_Exercise objective_. Every line from the top of the records through the line containing "const yTicks = [95,100,105,110,115,120,125,130,135];" should be retyped exactly; the pictures should not.

Entries with chart source code

■ ■ ■ ■

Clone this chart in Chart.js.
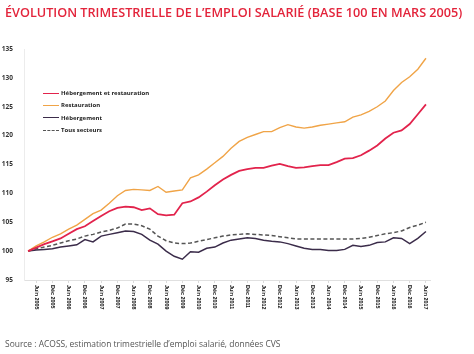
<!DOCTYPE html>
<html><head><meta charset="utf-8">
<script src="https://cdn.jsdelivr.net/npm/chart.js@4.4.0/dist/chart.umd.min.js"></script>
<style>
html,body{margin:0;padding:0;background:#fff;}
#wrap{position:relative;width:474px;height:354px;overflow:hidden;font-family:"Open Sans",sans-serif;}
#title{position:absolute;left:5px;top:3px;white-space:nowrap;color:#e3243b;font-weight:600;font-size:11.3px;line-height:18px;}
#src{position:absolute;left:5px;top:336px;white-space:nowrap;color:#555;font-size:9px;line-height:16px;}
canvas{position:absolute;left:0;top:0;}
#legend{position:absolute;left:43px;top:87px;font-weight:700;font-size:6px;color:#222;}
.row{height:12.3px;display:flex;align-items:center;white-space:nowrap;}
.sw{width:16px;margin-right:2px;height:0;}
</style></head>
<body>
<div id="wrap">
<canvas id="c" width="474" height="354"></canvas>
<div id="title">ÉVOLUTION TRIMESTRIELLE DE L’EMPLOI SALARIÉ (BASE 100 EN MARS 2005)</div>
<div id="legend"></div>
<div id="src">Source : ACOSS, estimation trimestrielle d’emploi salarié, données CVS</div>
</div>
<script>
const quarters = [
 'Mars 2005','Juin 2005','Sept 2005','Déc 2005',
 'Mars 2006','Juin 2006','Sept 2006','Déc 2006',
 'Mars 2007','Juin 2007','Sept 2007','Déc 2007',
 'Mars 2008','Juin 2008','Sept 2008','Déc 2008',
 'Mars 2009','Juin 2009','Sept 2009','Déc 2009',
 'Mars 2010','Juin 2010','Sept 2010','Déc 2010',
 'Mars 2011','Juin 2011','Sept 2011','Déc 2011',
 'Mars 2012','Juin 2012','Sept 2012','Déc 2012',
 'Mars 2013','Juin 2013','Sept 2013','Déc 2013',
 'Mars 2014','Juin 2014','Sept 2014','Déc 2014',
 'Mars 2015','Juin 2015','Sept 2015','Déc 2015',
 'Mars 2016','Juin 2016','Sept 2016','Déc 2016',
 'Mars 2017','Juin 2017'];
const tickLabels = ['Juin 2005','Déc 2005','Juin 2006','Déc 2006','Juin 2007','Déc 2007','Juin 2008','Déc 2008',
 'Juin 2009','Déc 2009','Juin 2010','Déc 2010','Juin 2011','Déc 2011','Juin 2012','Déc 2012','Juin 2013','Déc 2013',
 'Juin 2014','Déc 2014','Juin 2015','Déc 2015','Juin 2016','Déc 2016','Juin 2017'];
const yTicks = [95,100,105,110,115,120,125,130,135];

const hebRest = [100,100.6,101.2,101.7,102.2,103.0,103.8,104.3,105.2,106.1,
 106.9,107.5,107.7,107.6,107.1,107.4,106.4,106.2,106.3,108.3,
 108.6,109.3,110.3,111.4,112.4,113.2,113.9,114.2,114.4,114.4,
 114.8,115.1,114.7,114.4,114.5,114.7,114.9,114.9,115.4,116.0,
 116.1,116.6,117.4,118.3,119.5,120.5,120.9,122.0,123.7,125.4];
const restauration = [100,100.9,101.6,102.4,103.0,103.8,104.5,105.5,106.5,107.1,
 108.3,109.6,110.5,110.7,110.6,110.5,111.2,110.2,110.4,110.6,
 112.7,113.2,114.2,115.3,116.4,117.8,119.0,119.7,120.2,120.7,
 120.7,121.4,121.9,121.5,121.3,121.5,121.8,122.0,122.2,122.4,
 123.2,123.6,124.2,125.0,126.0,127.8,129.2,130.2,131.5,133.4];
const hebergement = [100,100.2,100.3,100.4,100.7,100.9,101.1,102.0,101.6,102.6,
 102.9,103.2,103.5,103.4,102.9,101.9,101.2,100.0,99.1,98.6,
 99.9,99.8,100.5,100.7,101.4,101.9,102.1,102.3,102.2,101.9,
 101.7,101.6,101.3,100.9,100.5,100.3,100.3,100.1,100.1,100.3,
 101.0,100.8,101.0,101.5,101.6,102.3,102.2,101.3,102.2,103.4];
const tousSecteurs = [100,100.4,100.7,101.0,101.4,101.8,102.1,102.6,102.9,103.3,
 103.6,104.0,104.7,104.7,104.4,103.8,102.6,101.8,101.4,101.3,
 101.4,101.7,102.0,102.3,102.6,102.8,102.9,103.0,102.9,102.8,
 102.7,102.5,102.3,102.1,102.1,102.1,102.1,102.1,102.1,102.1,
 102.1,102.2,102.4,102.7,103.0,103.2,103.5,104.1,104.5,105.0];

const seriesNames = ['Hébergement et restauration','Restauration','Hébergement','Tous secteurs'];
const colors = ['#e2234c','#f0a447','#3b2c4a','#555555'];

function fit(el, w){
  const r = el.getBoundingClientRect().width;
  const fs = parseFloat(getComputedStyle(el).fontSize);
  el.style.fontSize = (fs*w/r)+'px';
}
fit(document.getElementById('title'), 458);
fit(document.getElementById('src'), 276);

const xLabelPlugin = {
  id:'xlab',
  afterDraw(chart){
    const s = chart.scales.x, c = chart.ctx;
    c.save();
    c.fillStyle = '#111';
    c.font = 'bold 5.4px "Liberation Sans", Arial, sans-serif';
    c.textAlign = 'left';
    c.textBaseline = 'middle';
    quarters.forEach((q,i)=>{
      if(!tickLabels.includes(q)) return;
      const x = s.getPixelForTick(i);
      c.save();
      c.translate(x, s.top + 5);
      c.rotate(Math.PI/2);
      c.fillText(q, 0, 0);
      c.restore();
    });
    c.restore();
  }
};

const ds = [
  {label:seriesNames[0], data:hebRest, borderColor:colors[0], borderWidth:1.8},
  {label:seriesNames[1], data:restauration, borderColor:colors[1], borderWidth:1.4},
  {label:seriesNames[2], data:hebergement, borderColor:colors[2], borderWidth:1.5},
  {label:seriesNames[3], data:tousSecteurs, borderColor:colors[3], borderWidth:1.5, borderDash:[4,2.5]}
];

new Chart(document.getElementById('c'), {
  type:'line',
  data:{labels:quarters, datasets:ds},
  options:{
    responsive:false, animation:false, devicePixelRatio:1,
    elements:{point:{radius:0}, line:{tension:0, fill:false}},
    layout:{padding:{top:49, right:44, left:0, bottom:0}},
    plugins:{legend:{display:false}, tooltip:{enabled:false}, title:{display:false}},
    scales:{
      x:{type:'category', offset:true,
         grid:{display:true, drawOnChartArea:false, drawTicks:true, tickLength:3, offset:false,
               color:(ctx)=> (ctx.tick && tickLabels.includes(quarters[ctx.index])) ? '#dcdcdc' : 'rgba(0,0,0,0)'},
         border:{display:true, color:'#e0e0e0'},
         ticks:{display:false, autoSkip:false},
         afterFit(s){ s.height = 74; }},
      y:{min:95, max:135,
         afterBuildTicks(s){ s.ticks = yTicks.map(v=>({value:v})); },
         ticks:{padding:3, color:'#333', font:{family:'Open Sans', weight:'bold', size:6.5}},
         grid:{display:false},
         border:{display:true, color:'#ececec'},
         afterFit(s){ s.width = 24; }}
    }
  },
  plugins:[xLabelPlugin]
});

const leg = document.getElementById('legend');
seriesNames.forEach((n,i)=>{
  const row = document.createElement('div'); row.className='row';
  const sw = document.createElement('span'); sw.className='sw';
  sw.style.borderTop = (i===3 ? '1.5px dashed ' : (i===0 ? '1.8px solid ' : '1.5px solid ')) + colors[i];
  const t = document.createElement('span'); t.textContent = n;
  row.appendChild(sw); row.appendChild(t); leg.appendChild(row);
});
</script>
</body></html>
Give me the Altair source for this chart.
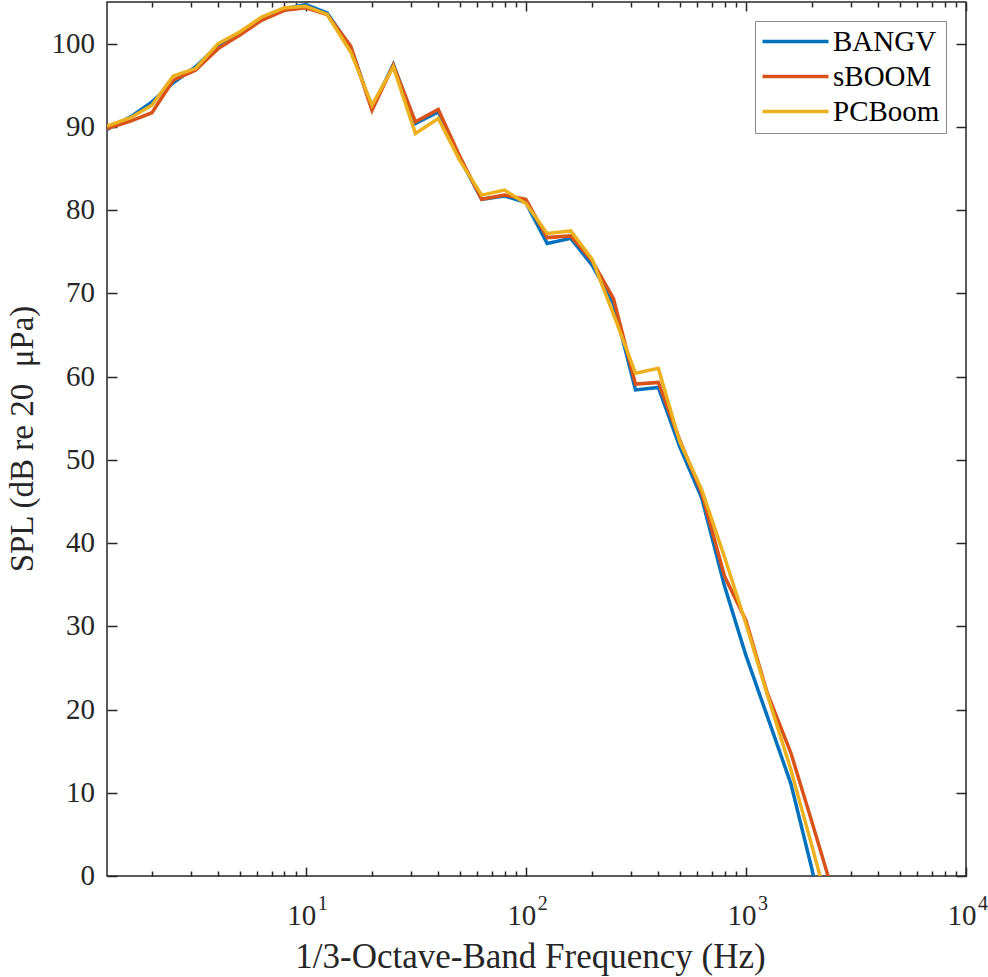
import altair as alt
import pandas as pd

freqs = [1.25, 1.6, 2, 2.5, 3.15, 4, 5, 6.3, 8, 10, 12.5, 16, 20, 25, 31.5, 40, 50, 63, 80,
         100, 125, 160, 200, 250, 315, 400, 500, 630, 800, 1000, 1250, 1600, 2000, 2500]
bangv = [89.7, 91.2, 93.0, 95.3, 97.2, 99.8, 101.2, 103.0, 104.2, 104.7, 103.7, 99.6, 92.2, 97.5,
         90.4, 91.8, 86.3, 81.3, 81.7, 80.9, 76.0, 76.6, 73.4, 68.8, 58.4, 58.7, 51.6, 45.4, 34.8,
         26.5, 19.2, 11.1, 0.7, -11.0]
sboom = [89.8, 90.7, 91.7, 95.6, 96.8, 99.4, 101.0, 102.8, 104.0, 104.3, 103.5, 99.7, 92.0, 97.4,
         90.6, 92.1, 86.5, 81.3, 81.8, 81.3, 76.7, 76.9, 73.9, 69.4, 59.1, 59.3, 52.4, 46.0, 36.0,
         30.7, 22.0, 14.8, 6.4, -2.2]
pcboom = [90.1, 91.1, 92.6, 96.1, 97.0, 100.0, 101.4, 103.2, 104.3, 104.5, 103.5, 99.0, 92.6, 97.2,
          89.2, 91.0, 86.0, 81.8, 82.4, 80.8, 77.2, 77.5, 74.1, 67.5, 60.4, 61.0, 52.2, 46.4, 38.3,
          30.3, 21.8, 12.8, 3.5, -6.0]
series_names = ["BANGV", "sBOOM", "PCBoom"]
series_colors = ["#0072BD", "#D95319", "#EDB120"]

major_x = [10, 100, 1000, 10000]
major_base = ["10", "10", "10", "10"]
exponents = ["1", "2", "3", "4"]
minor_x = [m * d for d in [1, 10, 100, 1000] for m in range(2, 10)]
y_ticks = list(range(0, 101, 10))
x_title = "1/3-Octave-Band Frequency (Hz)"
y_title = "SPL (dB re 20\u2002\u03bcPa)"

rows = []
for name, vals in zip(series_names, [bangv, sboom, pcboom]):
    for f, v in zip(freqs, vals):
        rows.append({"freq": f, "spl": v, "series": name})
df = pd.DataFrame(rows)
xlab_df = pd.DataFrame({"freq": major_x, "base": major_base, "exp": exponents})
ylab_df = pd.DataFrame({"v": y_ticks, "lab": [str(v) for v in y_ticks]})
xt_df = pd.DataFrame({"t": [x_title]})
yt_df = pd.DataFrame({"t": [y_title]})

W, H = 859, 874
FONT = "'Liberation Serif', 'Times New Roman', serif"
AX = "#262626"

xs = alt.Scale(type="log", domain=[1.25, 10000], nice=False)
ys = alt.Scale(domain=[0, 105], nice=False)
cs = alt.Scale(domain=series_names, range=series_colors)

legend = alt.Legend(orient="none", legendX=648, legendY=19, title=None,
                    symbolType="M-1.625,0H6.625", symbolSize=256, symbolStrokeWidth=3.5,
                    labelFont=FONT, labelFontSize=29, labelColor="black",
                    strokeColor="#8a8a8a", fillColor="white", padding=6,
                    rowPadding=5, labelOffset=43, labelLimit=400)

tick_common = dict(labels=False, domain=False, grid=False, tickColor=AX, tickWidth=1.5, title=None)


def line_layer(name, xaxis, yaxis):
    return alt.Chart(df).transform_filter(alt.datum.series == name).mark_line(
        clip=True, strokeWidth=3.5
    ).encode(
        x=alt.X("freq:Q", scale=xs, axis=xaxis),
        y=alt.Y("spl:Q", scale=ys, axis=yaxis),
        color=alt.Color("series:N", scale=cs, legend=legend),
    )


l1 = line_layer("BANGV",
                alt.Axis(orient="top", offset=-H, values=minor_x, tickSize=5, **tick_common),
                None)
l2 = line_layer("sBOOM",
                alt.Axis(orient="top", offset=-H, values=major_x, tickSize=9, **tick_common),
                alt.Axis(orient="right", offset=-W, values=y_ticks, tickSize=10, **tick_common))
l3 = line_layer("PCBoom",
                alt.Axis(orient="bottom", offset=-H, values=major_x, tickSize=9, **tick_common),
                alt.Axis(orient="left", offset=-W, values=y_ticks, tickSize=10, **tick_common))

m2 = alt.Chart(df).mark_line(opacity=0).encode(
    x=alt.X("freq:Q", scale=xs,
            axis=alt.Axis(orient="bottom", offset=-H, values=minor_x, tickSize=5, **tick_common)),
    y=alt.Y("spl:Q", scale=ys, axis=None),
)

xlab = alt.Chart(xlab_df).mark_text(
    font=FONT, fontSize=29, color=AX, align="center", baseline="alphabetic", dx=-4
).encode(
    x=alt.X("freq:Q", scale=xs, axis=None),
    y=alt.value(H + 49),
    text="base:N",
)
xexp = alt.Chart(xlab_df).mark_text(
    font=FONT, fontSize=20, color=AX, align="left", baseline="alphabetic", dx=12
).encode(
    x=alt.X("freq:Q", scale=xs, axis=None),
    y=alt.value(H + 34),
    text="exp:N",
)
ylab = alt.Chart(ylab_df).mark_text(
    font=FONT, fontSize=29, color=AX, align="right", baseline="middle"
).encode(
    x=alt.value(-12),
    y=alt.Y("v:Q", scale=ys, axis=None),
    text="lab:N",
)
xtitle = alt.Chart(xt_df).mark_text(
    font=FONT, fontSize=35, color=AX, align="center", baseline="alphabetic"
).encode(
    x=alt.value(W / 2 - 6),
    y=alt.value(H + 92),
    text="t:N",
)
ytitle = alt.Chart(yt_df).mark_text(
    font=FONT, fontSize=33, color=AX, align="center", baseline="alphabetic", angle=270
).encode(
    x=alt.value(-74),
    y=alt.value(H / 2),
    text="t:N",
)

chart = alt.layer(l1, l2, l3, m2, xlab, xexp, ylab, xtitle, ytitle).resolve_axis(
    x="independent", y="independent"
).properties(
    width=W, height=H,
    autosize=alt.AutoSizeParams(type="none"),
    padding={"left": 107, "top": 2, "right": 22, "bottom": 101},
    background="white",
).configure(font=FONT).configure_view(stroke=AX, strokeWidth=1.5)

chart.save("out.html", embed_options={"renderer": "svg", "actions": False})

■ ■ ■ ■

_Solution_.
Clone this chart in Chart.js.
<!DOCTYPE html>
<html><head><meta charset="utf-8">
<script src="https://cdn.jsdelivr.net/npm/chart.js@4.4.0/dist/chart.umd.min.js"></script>
<style>
html,body{margin:0;padding:0;background:#fff;}
#wrap{position:relative;width:474px;height:354px;overflow:hidden;font-family:"Open Sans",sans-serif;}
#title{position:absolute;left:5px;top:3px;white-space:nowrap;color:#e3243b;font-weight:600;font-size:11.3px;line-height:18px;}
#src{position:absolute;left:5px;top:336px;white-space:nowrap;color:#555;font-size:9px;line-height:16px;}
canvas{position:absolute;left:0;top:0;}
#legend{position:absolute;left:43px;top:87px;font-weight:700;font-size:6px;color:#222;}
.row{height:12.3px;display:flex;align-items:center;white-space:nowrap;}
.sw{width:16px;margin-right:2px;height:0;}
</style></head>
<body>
<div id="wrap">
<canvas id="c" width="474" height="354"></canvas>
<div id="title">ÉVOLUTION TRIMESTRIELLE DE L’EMPLOI SALARIÉ (BASE 100 EN MARS 2005)</div>
<div id="legend"></div>
<div id="src">Source : ACOSS, estimation trimestrielle d’emploi salarié, données CVS</div>
</div>
<script>
const quarters = [
 'Mars 2005','Juin 2005','Sept 2005','Déc 2005',
 'Mars 2006','Juin 2006','Sept 2006','Déc 2006',
 'Mars 2007','Juin 2007','Sept 2007','Déc 2007',
 'Mars 2008','Juin 2008','Sept 2008','Déc 2008',
 'Mars 2009','Juin 2009','Sept 2009','Déc 2009',
 'Mars 2010','Juin 2010','Sept 2010','Déc 2010',
 'Mars 2011','Juin 2011','Sept 2011','Déc 2011',
 'Mars 2012','Juin 2012','Sept 2012','Déc 2012',
 'Mars 2013','Juin 2013','Sept 2013','Déc 2013',
 'Mars 2014','Juin 2014','Sept 2014','Déc 2014',
 'Mars 2015','Juin 2015','Sept 2015','Déc 2015',
 'Mars 2016','Juin 2016','Sept 2016','Déc 2016',
 'Mars 2017','Juin 2017'];
const tickLabels = ['Juin 2005','Déc 2005','Juin 2006','Déc 2006','Juin 2007','Déc 2007','Juin 2008','Déc 2008',
 'Juin 2009','Déc 2009','Juin 2010','Déc 2010','Juin 2011','Déc 2011','Juin 2012','Déc 2012','Juin 2013','Déc 2013',
 'Juin 2014','Déc 2014','Juin 2015','Déc 2015','Juin 2016','Déc 2016','Juin 2017'];
const yTicks = [95,100,105,110,115,120,125,130,135];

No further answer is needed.